Sometimes, it pays to step out of your comfort zone a little.
I have a camera, and I like to use it. It’s employed for family events, weekends at the cottage, trips to the zoo, and the occasional conference. I haul it with me whenever it’s reasonable and practical. I’ll use it to shoot flowers, frogs, amusement parks, and yes, even race cars. I’m not averse to a bit of street shooting, and would be happy to photograph a rock concert, if I went to rock concerts any more, and if I didn’t think my camera would be taken off me by security. And I always like a new photographic challenge.
So what’s this about comfort zones?
Well, a couple of weekends ago, I found myself smack-dab in the middle of a convention hosted by a Christian men’s organization, as an official event photographer.

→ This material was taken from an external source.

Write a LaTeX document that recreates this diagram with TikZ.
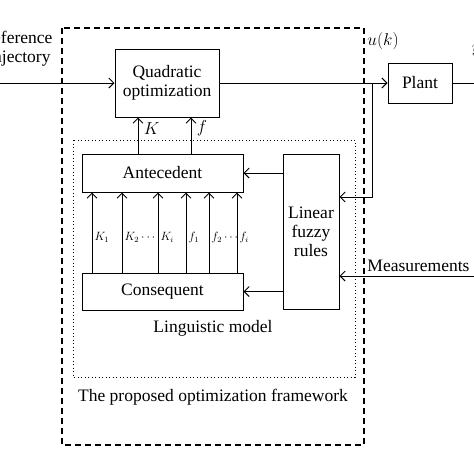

Let me tell you: these men are righteous in their belief, strong in their faith, and and clear on what they feel is important. Now, I’m not interested in turning this into a debate about belief or faith, nor about presenting or defending my own opinions on the topic. Without getting into detail, let’s just say that a hockey arena full of three thousand or so Christian men is not usually where you’d find me.
But, as you might imagine, there are connections and connections and connections behind this. One of the organizers, an evangelical Christian minister who does marketing for the convention’s organizers, is a friend of mine, and (you guessed it) a motorsports fan. He’s run the volunteer photo corps for the Honda Indy Toronto race weekend for years. It was John who recruited me to the Indy team in 2010, in part on the strength of my 2009 photos. It was John who invited me back for 2011, and barring any unusual circumstances, 2012 and beyond. And it was John who asked me if I would mind shooting last year’s Legacy convention… and this year’s Built for Battle. I’m not averse to doing a favour for a friend, and if it involves wielding a camera – well, why not?
So this year wasn’t quite as far outside my comfort zone as last year, but it was still a far cry from the racetrack. For one thing, the experience of being surrounded by an audience completely comprised of men again felt a bit unusual. And then there were the speakers. To a man, they were tremendous, combining different degrees of evangelism, quotations from scripture, easy conversational tone, and here and there little licks of good old southern U.S. baptist fire. I’ll tell you this – anybody could learn a thing or two about public speaking from these gentlemen. No Powerpoint here, folks – these men are captivating in and of themselves. And again, although heavily slanted towards traditional definitions of family, home, faith and morality, these talks were full of broadly-applicable life lessons. There was a lot to be learned about trust in oneself and one’s peers, looking out for your neighbours, and guarding against all manner of, for the want of a better term, evils.
And then there was the music. A full-on rock band on stage, headed by Promise Keepers’ National Worship Leader Andrew Thompson, with Irish Christian musician Robin Mark as a guest. Once again, not exactly what you’d find on my iPod, but these guys can absolutely cook, and with an enthusiastic audience that’s ready and willing to participate – well, the results were certainly uplifting, if not shiveringly magical at times. Music to empower faith, indeed.
As for the photography – well, I mentioned that I’d shot this event last year, so I had some idea of what to expect. Dim lighting, viewpoints that varied from interesting to just plain difficult, on-stage performers in constant motion, and a requirement to shoot without flash so as to avoid being distracting. All of this meant using very wide apertures, high ISO sensitivity, and as slow a shutter speed as possible. Translated, that meant pushing the camera to get as much light into it as possible, while increasing the chance of blurred motion and grainy, gritty image quality. The day became a protracted balancing act, keeping one eye on the shutter speed and the other on the subject, waiting for the lights to transiently flicker up and the speakers to pause for dramatic effect. Wait, wait, wait – click. Fortunately, my life was easier this year, as John had brought along another of our racing comrades, Patrick, who was working from the same shot list as I was. Two bullets in the gun, so to speak, and we were able to tag-team when there were multiple things going on that needed attention.
In all, the day turned out well and Patrick, John and I managed to re-live a little of our fun racing times in the summer. We nailed a lot of photos. The ones I missed, Patrick got, and vice versa. Done and dusted. And the event was, once again, a nice reminder to me that there are an awful lot of different ways of looking at the world, either through the lens, or not.